What is the difference between UTC and GMT?
UTC (Coordinated Universal Time) and GMT (Greenwich Mean Time) are often used interchangeably, but they are not the same. GMT is a time standard based on the Earth's rotation, while UTC is an atomic time standard that includes leap seconds to account for irregularities in the Earth's rotation. For most practical purposes, UTC and GMT are equivalent, but UTC is the preferred standard for modern applications.
How can I calculate the number of days between two dates?
To calculate the number of days between two dates, subtract the earlier date from the later date and convert the result to days. In JavaScript, you can do this as follows:
const date1 = new Date('2024-05-15');
const date2 = new Date('2024-06-15');
const diffTime = Math.abs(date2 - date1);
const diffDays = Math.ceil(diffTime / (1000 * 60 * 60 * 24));
console.log(diffDays); // Output: 31
What are the limitations of Unix time?
Unix time counts the number of seconds since January 1, 1970 (UTC), but it has several limitations. It cannot represent dates before 1970 or far in the future (beyond January 19, 2038, for 32-bit systems). Additionally, Unix time does not account for leap seconds, which can cause discrepancies in timekeeping. For most applications, these limitations are not an issue, but they should be considered for long-term or high-precision systems.
How do I handle dates in different calendar systems (e.g., Hijri, Hebrew)?

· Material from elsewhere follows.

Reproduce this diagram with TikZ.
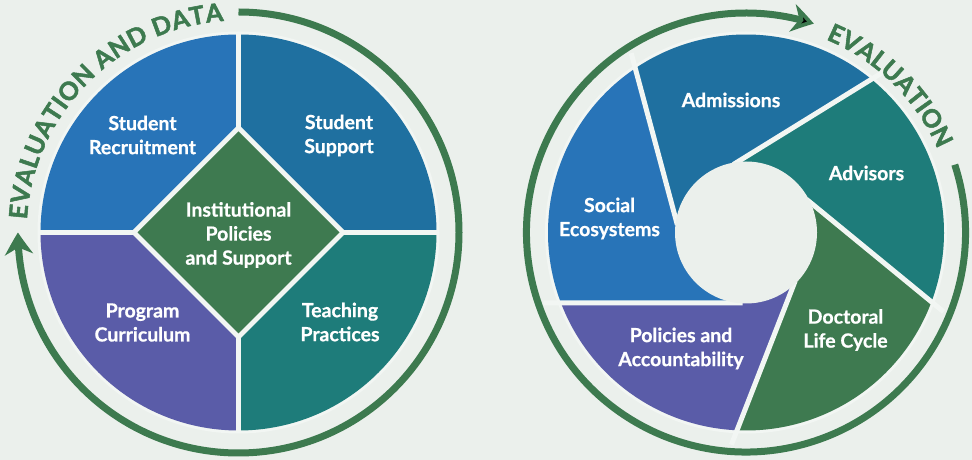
\documentclass[tikz,border=0pt]{standalone}
\usepackage{fontspec}
\setmainfont{Lato}
\newfontfamily\arcfont{Lato}[BoldFeatures={FakeBold=2}]
\newfontfamily\labfont{Lato}[BoldFeatures={FakeBold=0.7}]
\usetikzlibrary{arrows.meta,bending,decorations.text,calc}
\definecolor{bg}{HTML}{EBF0EC}
\definecolor{gapc}{HTML}{F2F6F3}
\definecolor{cblue}{HTML}{2874B8}
\definecolor{cdblue}{HTML}{1F70A0}
\definecolor{cpurple}{HTML}{5A5CA8}
\definecolor{cteal}{HTML}{1E7C7A}
\definecolor{cgreen}{HTML}{3E7A50}
\definecolor{arcg}{HTML}{3D7A4F}
\begin{document}
\begin{tikzpicture}[x=1pt,y=1pt,
  lab/.style={text=white, align=center, font=\labfont\bfseries\fontsize{19.5}{24}\selectfont},
  gapline/.style={draw=gapc, line width=5pt},
  halo/.style={draw=gapc, line width=3pt},
  ring/.style={draw=arcg, line width=7pt, -{Stealth[length=22pt,width=28pt,inset=7pt,bend]}},
  arctext/.style={decorate, decoration={text along path, text align={fit to path}, text color=arcg}}]
\fill[bg] (0,0) rectangle (972,460);
\useasboundingbox (0,0) rectangle (972,460);
\coordinate (C1) at (238.5,227.5);
\coordinate (C2) at (746,227.5);
% ---------- left circle ----------
\draw[halo] (C1) circle[radius=199.5];
\fill[cdblue] (C1) -- ($(C1)+(0:198)$) arc[start angle=0,end angle=90,radius=198] -- cycle;
\fill[cblue] (C1) -- ($(C1)+(90:198)$) arc[start angle=90,end angle=180,radius=198] -- cycle;
\fill[cpurple] (C1) -- ($(C1)+(180:198)$) arc[start angle=180,end angle=270,radius=198] -- cycle;
\fill[cteal] (C1) -- ($(C1)+(270:198)$) arc[start angle=270,end angle=360,radius=198] -- cycle;
\draw[gapline] ($(C1)+(0,-200)$) -- ($(C1)+(0,200)$);
\draw[gapline] ($(C1)+(-200,0)$) -- ($(C1)+(200,0)$);
\fill[gapc] ($(C1)+(0,108)$) -- ($(C1)+(108,0)$) -- ($(C1)+(0,-108)$) -- ($(C1)+(-108,0)$) -- cycle;
\fill[cgreen] ($(C1)+(0,101)$) -- ($(C1)+(101,0)$) -- ($(C1)+(0,-101)$) -- ($(C1)+(-101,0)$) -- cycle;
\node[lab] (recruit) at (142.5,325) {Student\\Recruitment};
\node[lab] (support) at (339,324.5) {Student\\Support};
\node[lab] (curric) at (142.5,137.5) {Program\\Curriculum};
\node[lab] (teach) at (340,138) {Teaching\\Practices};
\node[lab] (inst) at (238.5,225) {Institutional\\Policies\\and Support};
\draw[ring] ($(C1)+(90:220.5)$) arc[start angle=90,end angle=-180,radius=220.5];
\path[arctext, decoration={text={|\arcfont\bfseries\fontsize{25}{25}\selectfont|EVALUATION AND DATA}}]
  ($(C1)+(176.5:212)$) arc[start angle=176.5,end angle=94,radius=212];
% ---------- right circle ----------
\draw[halo] (C2) circle[radius=199.5];
\fill[cdblue] ($(C2)+(124:198)$) arc[start angle=124,end angle=50.7,radius=198]
  -- ($(C2)+(97:71)$) -- (C2) -- ($(C2)+(170:71)$) -- cycle;
\fill[cteal] ($(C2)+(50.7:198)$) arc[start angle=50.7,end angle=-20.5,radius=198]
  -- ($(C2)+(25:71)$) -- (C2) -- ($(C2)+(97:71)$) -- cycle;
\fill[cgreen] ($(C2)+(-20.5:198)$) arc[start angle=-20.5,end angle=-92.6,radius=198]
  -- ($(C2)+(-48:71)$) -- (C2) -- ($(C2)+(25:71)$) -- cycle;
\fill[cpurple] ($(C2)+(-92.6:198)$) arc[start angle=-92.6,end angle=-159.2,radius=198]
  -- ($(C2)+(-97:71)$) -- (C2) -- ($(C2)+(-48:71)$) -- cycle;
\fill[cblue] ($(C2)+(200.8:198)$) arc[start angle=200.8,end angle=124,radius=198]
  -- ($(C2)+(170:71)$) -- (C2) -- ($(C2)+(263:71)$) -- cycle;
\coordinate (o1) at ($(C2)+(124:198)$);   \coordinate (h1) at ($(C2)+(170:71)$);
\coordinate (o2) at ($(C2)+(50.7:198)$);  \coordinate (h2) at ($(C2)+(97:71)$);
\coordinate (o3) at ($(C2)+(-20.5:198)$); \coordinate (h3) at ($(C2)+(25:71)$);
\coordinate (o4) at ($(C2)+(-92.6:198)$); \coordinate (h4) at ($(C2)+(-48:71)$);
\coordinate (o5) at ($(C2)+(200.8:198)$); \coordinate (h5) at ($(C2)+(263:71)$);
\foreach \k in {1,...,5}{
  \draw[gapline] ($(h\k)!-0.03!(o\k)$) -- ($(h\k)!1.1!(o\k)$);
}
\fill[bg] (C2) circle[radius=71];
\node[lab] (adm) at (731,360) {Admissions};
\node[lab] (adv) at (866.5,287) {Advisors};
\node[lab] (soc) at (609.5,241.5) {Social\\Ecosystems};
\node[lab] (pol) at (681,111.5) {Policies and\\Accountability};
\node[lab] (doc) at (845.5,130) {Doctoral\\Life Cycle};
\draw[ring] ($(C2)+(18:219.5)$) arc[start angle=18,end angle=-288,radius=219.5];
\path[arctext, decoration={text={|\arcfont\bfseries\fontsize{25}{25}\selectfont|EVALUATION}}]
  ($(C2)+(67.5:209)$) arc[start angle=67.5,end angle=23.5,radius=209];
\end{tikzpicture}
\end{document}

Handling dates in non-Gregorian calendar systems requires specialized libraries. For example, the hijri-date library in JavaScript can convert between Gregorian and Hijri (Islamic) dates. Similarly, the python-dateutil library in Python supports a variety of calendar systems. Always ensure that the library you choose is well-maintained and accurate for your use case.
Why does my date calculation give different results in different programming languages?
Different programming languages and libraries may handle date calculations differently, especially for edge cases like leap years or time zone transitions. For example, some libraries may roll over to the last day of the month when adding months, while others may throw an error. Always consult the documentation for the library you are using and test your code thoroughly.